Denial of Pre-Judgment Interest
The court reviewed the district court's decision to deny pre-judgment interest on the Union's liability. It held that awarding pre-judgment interest was within the court's discretion, considering factors such as the Union's interest-free loans to the Fund, which effectively mitigated the financial loss. The court found no abuse of discretion in the district court's decision, as the loans provided substantial financial support to the Fund during periods of distress. The loans ensured the continued payment of benefits to the Fund's beneficiaries, thereby offsetting the need for additional compensation through interest. The court emphasized that the purpose of pre-judgment interest is to compensate for the loss of use of money, and in this case, the Union's actions had already provided a form of compensation.
Jurisdiction over Set-Off Claims
The court addressed the jurisdictional questions regarding the Union's set-off claims based on the loans made to the Fund in the 1970s. It held that there was federal jurisdiction over these claims because they shared a common nucleus of operative fact with the plaintiffs' claims against the Union. This commonality existed because both the liability and the loans were related to the Union's management of the Fund. The court also noted that allowing the set-off claims did not contravene any federal statutory policies, as there was no attempt to circumvent jurisdictional requirements.

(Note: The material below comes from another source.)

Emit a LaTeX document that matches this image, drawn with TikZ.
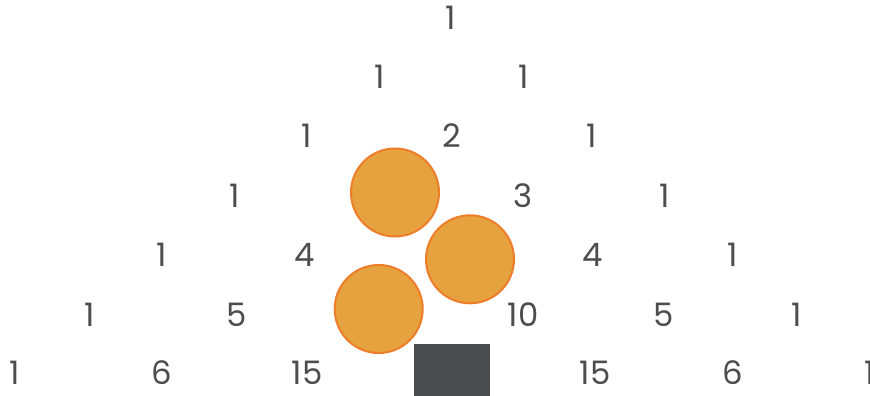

The court applied principles of ancillary and pendent jurisdiction, which permit federal courts to hear related claims that form part of the same case or controversy, thus supporting the inclusion of the set-off claims in the federal proceedings.
Conclusion of the Court
The court concluded that the Union's set-offs exceeded its liability, affirming the district court's judgment in favor of the Union. By allowing the set-offs, the court effectively reduced the Union's financial obligation to the Fund, as the loans provided significant financial support during times of need. The court's decision reinforced the principle that entities managing trust funds have a fiduciary duty to act in the best interests of the beneficiaries, but also recognized the practical considerations involved in managing such funds during financial distress. The court upheld the district court's discretionary decisions regarding pre-judgment interest and the jurisdictional basis for the set-off claims, finding no legal error in these determinations. Overall, the court's reasoning balanced the need to hold fiduciaries accountable with the recognition of their contributions to the Fund's stability.